At the federal level, SSDI benefits may be taxable — but only if your total income crosses certain thresholds. The IRS uses a figure called combined income to determine whether your benefits are taxable:
Combined income = Adjusted gross income + nontaxable interest + 50% of your SSDI benefits
Here's how that combined income figure translates into taxable exposure:
| Filing Status | Combined Income | Portion of SSDI That May Be Taxable |
|---|---|---|
| Single | Below $25,000 | 0% |
| Single | $25,000–$34,000 | Up to 50% |
| Single | Above $34,000 | Up to 85% |
| Married Filing Jointly | Below $32,000 | 0% |
| Married Filing Jointly | $32,000–$44,000 | Up to 50% |
| Married Filing Jointly | Above $44,000 | Up to 85% |
A few important points about this table:
If you also receive back pay — a lump sum covering months or years of unpaid benefits — the IRS allows you to spread that income across the prior tax years it covers using a procedure called the lump-sum election. This can reduce your tax liability significantly by preventing all that back pay from counting as income in a single year.
This is where Massachusetts stands out. Massachusetts does not tax Social Security benefits, including SSDI. The state exempts these payments from its personal income tax entirely — regardless of how much you receive or what other income you have.
That's a meaningful distinction. Some states follow the federal taxation model and tax a portion of Social Security income above certain thresholds. Massachusetts is not one of them. If your only income is SSDI, you will owe zero Massachusetts state income tax on those benefits.
This doesn't mean Massachusetts residents who receive SSDI never have state tax obligations. If you have other income — from part-time work, investment returns, rental income, a spouse's earnings, or other sources — that income may still be taxable at the state level. But SSDI payments themselves are not subject to Massachusetts income tax.
Understanding the general rules is useful. Knowing how they apply to your specific situation is something else entirely. Several factors determine whether you'll owe federal taxes on SSDI and how much:
Other income sources. A single person living solely on SSDI will almost always fall below the federal threshold. Someone with pension income, investment income, or a working spouse may cross it quickly.
Filing status. Married couples filing jointly face a higher threshold ($32,000) before any SSDI becomes taxable, but joint income also rises faster.
Back pay amounts. Large lump-sum payments can spike your combined income in the year you receive them, potentially pushing you into taxable territory — even if you wouldn't normally be there.
SSI vs. SSDI. If you receive Supplemental Security Income (SSI) rather than SSDI, the tax rules are different. SSI is not taxable at the federal level and is not counted as income for these thresholds. Many people confuse these two programs: SSDI is based on your work history and credits paid into Social Security; SSI is a needs-based program with no work requirement.

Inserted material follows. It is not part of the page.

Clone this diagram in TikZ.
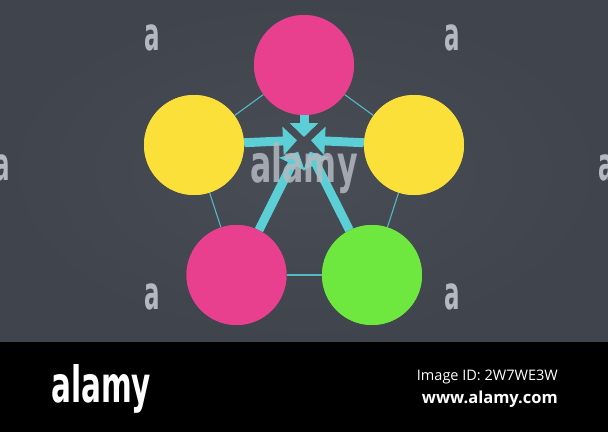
\documentclass[tikz,border=0pt]{standalone}
\usepackage{fontspec}
\setmainfont{DejaVu Sans}
\newfontfamily\idfont{Open Sans}
\usetikzlibrary{arrows.meta}
\definecolor{bg}{HTML}{484D56}
\definecolor{bgdark}{HTML}{40444C}
\definecolor{pinkc}{HTML}{E8408F}
\definecolor{yellowc}{HTML}{FBE03A}
\definecolor{greenc}{HTML}{6EE83E}
\definecolor{tealc}{HTML}{5CCFD6}
\definecolor{thinc}{HTML}{52B9C4}
\definecolor{wmc}{HTML}{B4B8BF}
\tikzset{
  ball/.style={circle,minimum size=100pt,inner sep=0pt,draw=none},
  thinline/.style={draw=thinc,line width=1.1pt},
  bigarrow/.style={draw=tealc,line width=9pt,-{Triangle[width=28pt,length=14pt]}},
  shadowarrow/.style={draw=black,opacity=0.25,line width=9pt,-{Triangle[width=28pt,length=14pt]}},
  wma/.style={text=wmc,font=\bfseries\fontsize{46}{46}\selectfont,inner sep=0pt},
}
\begin{document}
\begin{tikzpicture}[x=1pt,y=-1pt]
\useasboundingbox (0,0) rectangle (608,432);
% background
\shade[inner color=bg,outer color=bgdark] (0,0) rectangle (608,342);
\fill[black] (0,342) rectangle (608,432);
% nodes
\node[ball,fill=pinkc] (top) at (304,65) {};
\node[ball,fill=yellowc] (lft) at (194,145) {};
\node[ball,fill=yellowc] (rgt) at (414,145) {};
\node[ball,fill=pinkc] (bl) at (236.5,275) {};
\node[ball,fill=greenc] (br) at (372,275) {};
\coordinate (c) at (304,140);
% pentagon thin lines
\draw[thinline] (top) -- (lft);
\draw[thinline] (top) -- (rgt);
\draw[thinline] (lft) -- (bl);
\draw[thinline] (rgt) -- (br);
\draw[thinline] (bl) -- (br);
% arrow shadows
\begin{scope}[shift={(2.5,2.5)}]
\draw[shadowarrow,shorten >=3pt] (top) -- (c);
\draw[shadowarrow,shorten >=7pt] (lft) -- (c);
\draw[shadowarrow,shorten >=7pt] (rgt) -- (c);
\draw[shadowarrow,shorten >=13pt] (bl) -- (c);
\draw[shadowarrow,shorten >=13pt] (br) -- (c);
\end{scope}
% arrows
\draw[bigarrow,shorten >=3pt] (top) -- (c);
\draw[bigarrow,shorten >=7pt] (lft) -- (c);
\draw[bigarrow,shorten >=7pt] (rgt) -- (c);
\draw[bigarrow,shorten >=13pt] (bl) -- (c);
\draw[bigarrow,shorten >=13pt] (br) -- (c);
% redraw balls above lines and arrow tails
\node[ball,fill=pinkc] at (top) {};
\node[ball,fill=yellowc] at (lft) {};
\node[ball,fill=yellowc] at (rgt) {};
\node[ball,fill=pinkc] at (bl) {};
\node[ball,fill=greenc] at (br) {};
% watermarks
\node[wma] (w1) at (152,38) {\scalebox{0.5}[1]{a}};
\node[wma] (w2) at (452,38) {\scalebox{0.5}[1]{a}};
\node[wma] (w3) at (2,168) {\scalebox{0.5}[1]{a}};
\node[wma] (w4) at (606,168) {\scalebox{0.5}[1]{a}};
\node[wma] (w5) at (152,297) {\scalebox{0.5}[1]{a}};
\node[wma] (w6) at (452,297) {\scalebox{0.5}[1]{a}};
\node[text=wmc,opacity=0.85,inner sep=0pt,anchor=base,font=\bfseries\fontsize{52}{52}\selectfont] (wm) at (304,182) {\scalebox{0.61}[1]{alamy}};
% bottom bar
\node[text=white,inner sep=0pt,anchor=base west,font=\bfseries\fontsize{50}{50}\selectfont] (logo) at (51,402) {\scalebox{0.59}[1]{alamy}};
\node[text=white,inner sep=0pt,anchor=base east,font=\idfont\fontsize{14.5}{14.5}\selectfont] (imgid) at (558,380) {Image ID: 2W7WE3W};
\node[text=white,inner sep=0pt,anchor=base east,font=\idfont\bfseries\fontsize{16.5}{16.5}\selectfont] (url) at (558,403) {www.alamy.com};
\end{tikzpicture}
\end{document}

Workers' compensation offset. If your SSDI benefit has been reduced because you're also receiving workers' compensation, only the actual SSDI amount you receive counts for tax purposes — not the pre-offset amount.

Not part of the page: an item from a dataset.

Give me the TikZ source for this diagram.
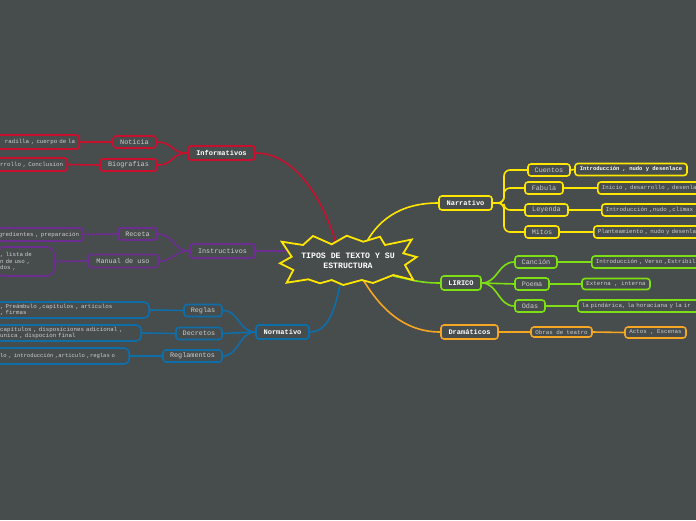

Medicare premiums. If your Medicare Part B or Part D premiums are deducted directly from your SSDI payment, you still report the gross benefit amount for tax purposes, not the reduced check amount.

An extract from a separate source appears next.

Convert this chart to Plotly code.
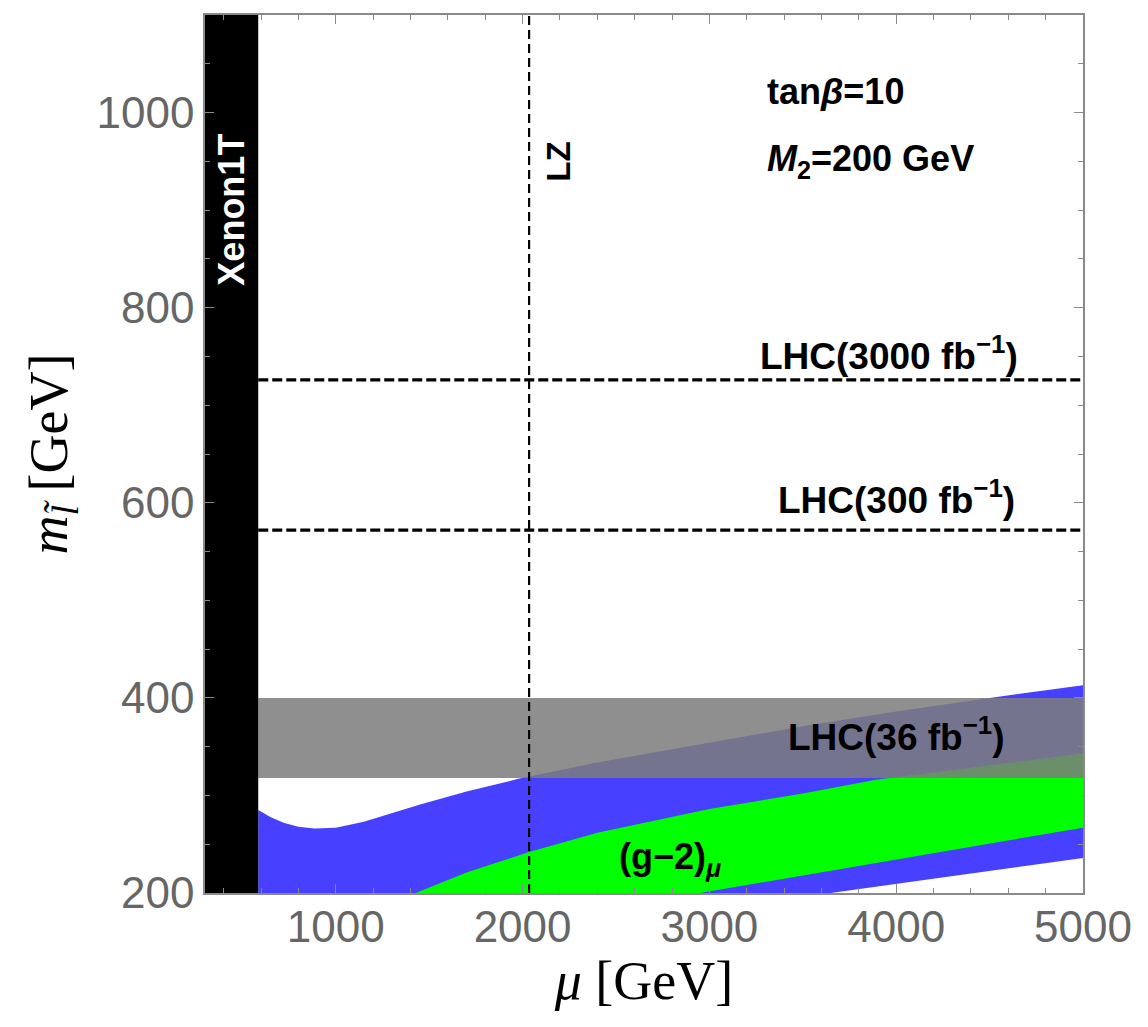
import plotly.graph_objects as go

# ---- data ----
blue_top_mu = [585, 650, 720, 800, 886, 1000, 1150, 1300, 1456, 1700, 1977, 2406, 3000, 3500, 4000, 4500, 5000]
blue_top_m = [285, 278, 272, 268, 266, 267, 273, 282, 291, 304, 317, 334, 354, 371, 386, 400, 413]
blue_bot_mu = [5000, 4178, 3650, 585]
blue_bot_m = [236, 214, 200, 200]

green_top_mu = [1428, 1700, 2035, 2406, 3000, 3500, 3892, 4500, 5000]
green_top_m = [200, 221, 242, 262, 286, 302, 316, 331, 343]
green_bot_mu = [5000, 4178, 2950]
green_bot_m = [267, 240, 200]

lhc36_mu = [585, 5000]
lhc36_low, lhc36_high = 318, 400
xenon_mu = [300, 585]
lz_mu = 2035
lhc300_m = 572
lhc3000_m = 726
mu_range = [300, 5000]
m_range = [200, 1100]

BLUE = "rgb(72,64,255)"
GREEN = "rgb(0,255,0)"
SANS = "Liberation Sans, Arial, sans-serif"
SERIF = "Liberation Serif, Times New Roman, serif"

fig = go.Figure()

# blue region
fig.add_trace(go.Scatter(
    x=blue_top_mu + blue_bot_mu, y=blue_top_m + blue_bot_m,
    fill="toself", fillcolor=BLUE, line=dict(width=0), mode="lines",
    hoverinfo="skip", showlegend=False))
# green region
fig.add_trace(go.Scatter(
    x=green_top_mu + green_bot_mu, y=green_top_m + green_bot_m,
    fill="toself", fillcolor=GREEN, line=dict(width=0), mode="lines",
    hoverinfo="skip", showlegend=False))
# LHC 36 gray band
fig.add_trace(go.Scatter(
    x=[lhc36_mu[0], lhc36_mu[1], lhc36_mu[1], lhc36_mu[0]],
    y=[lhc36_low, lhc36_low, lhc36_high, lhc36_high],
    fill="toself", fillcolor="rgba(125,125,125,0.86)", line=dict(width=0), mode="lines",
    hoverinfo="skip", showlegend=False))
# Xenon1T black band
fig.add_trace(go.Scatter(
    x=[xenon_mu[0], xenon_mu[1], xenon_mu[1], xenon_mu[0]],
    y=[m_range[0], m_range[0], m_range[1], m_range[1]],
    fill="toself", fillcolor="black", line=dict(width=0), mode="lines",
    hoverinfo="skip", showlegend=False))
# LHC dashed lines
for ym in (lhc300_m, lhc3000_m):
    fig.add_trace(go.Scatter(
        x=[xenon_mu[1], mu_range[1]], y=[ym, ym], mode="lines",
        line=dict(color="black", width=3.2, dash="10px,4px"),
        hoverinfo="skip", showlegend=False))
# LZ dashed line
fig.add_trace(go.Scatter(
    x=[lz_mu, lz_mu], y=m_range, mode="lines",
    line=dict(color="black", width=2.2, dash="9px,5px"),
    hoverinfo="skip", showlegend=False))

def ann(x, y, text, size=27, color="black", angle=0, xanchor="center"):
    fig.add_annotation(x=x, y=y, xref="x", yref="y", text=text, showarrow=False,
                       textangle=angle, xanchor=xanchor, yanchor="middle",
                       font=dict(family=SANS, size=size, color=color))

ann(442, 900, "<b>Xenon1T</b>", size=36, color="white", angle=-90)
ann(2192, 950, "<b>LZ</b>", size=33, angle=-90)
ann(3300, 1022, "<b>tan<i>β</i>=10</b>", size=36, xanchor="left")
ann(3300, 950, "<b><i>M</i><sub>2</sub>=200 GeV</b>", size=36, xanchor="left")
ann(3960, 753, "<b>LHC(3000 fb<sup>−1</sup>)</b>", size=37)
ann(4000, 605, "<b>LHC(300 fb<sup>−1</sup>)</b>", size=37)
ann(4000, 362, "<b>LHC(36 fb<sup>−1</sup>)</b>", size=37)
ann(2790, 235, "<b>(g−2)<sub><i>μ</i></sub></b>", size=36)

axis_common = dict(
    showgrid=False, zeroline=False, showline=True, linecolor="#8a8a8a", linewidth=1.5,
    mirror="ticks", ticks="inside", ticklen=9, tickwidth=1.2, tickcolor="#8a8a8a",
    tickfont=dict(family=SANS, size=44, color="#666666"),
)
fig.update_xaxes(range=mu_range, tick0=0, dtick=1000,
                 minor=dict(dtick=200, tick0=0, ticks="inside", ticklen=5, tickcolor="#8a8a8a", tickwidth=1),
                 title=dict(text="<i>μ</i> [GeV]", font=dict(family=SERIF, size=54, color="black"), standoff=12),
                 ticklabelstandoff=-6,
                 **axis_common)
fig.update_yaxes(range=m_range, tick0=0, dtick=200,
                 minor=dict(dtick=50, tick0=0, ticks="inside", ticklen=5, tickcolor="#8a8a8a", tickwidth=1),
                 title=dict(text="<i>m</i><sub><i>l̃</i></sub> [GeV]", font=dict(family=SERIF, size=54, color="black"), standoff=12),
                 ticklabelstandoff=0,
                 **axis_common)

fig.update_layout(
    width=1148, height=1027,
    margin=dict(l=197, r=73, t=5, b=142),
    plot_bgcolor="white", paper_bgcolor="white",
    showlegend=False,
)

fig.write_html("out.html")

Many SSDI recipients in Massachusetts owe little or no income tax — at either level. If your SSDI is your primary or only income source and it falls below the federal combined income thresholds, you're outside federal taxable territory. And because Massachusetts exempts Social Security income entirely, there's no state tax liability on those benefits regardless.
But "many" is not "all." Recipients with substantial additional income — from work, a spouse's earnings, retirement accounts, or investment income — can find themselves in a different position. The higher your combined income, the more of your SSDI becomes subject to federal taxation.
The IRS Form SSA-1099, which Social Security mails each January, shows the total SSDI benefits you received in the prior year. That figure is the starting point for working through the federal taxation calculation.
The federal thresholds, Massachusetts's exemption, the combined income formula — these are the rules as they currently exist. What they don't tell you is how your specific income picture interacts with them: what other income you have, how your benefits were structured, whether you received back pay, and how your household filing status shapes the math.
Those details determine whether the general framework means a tax bill for you — or nothing owed at all.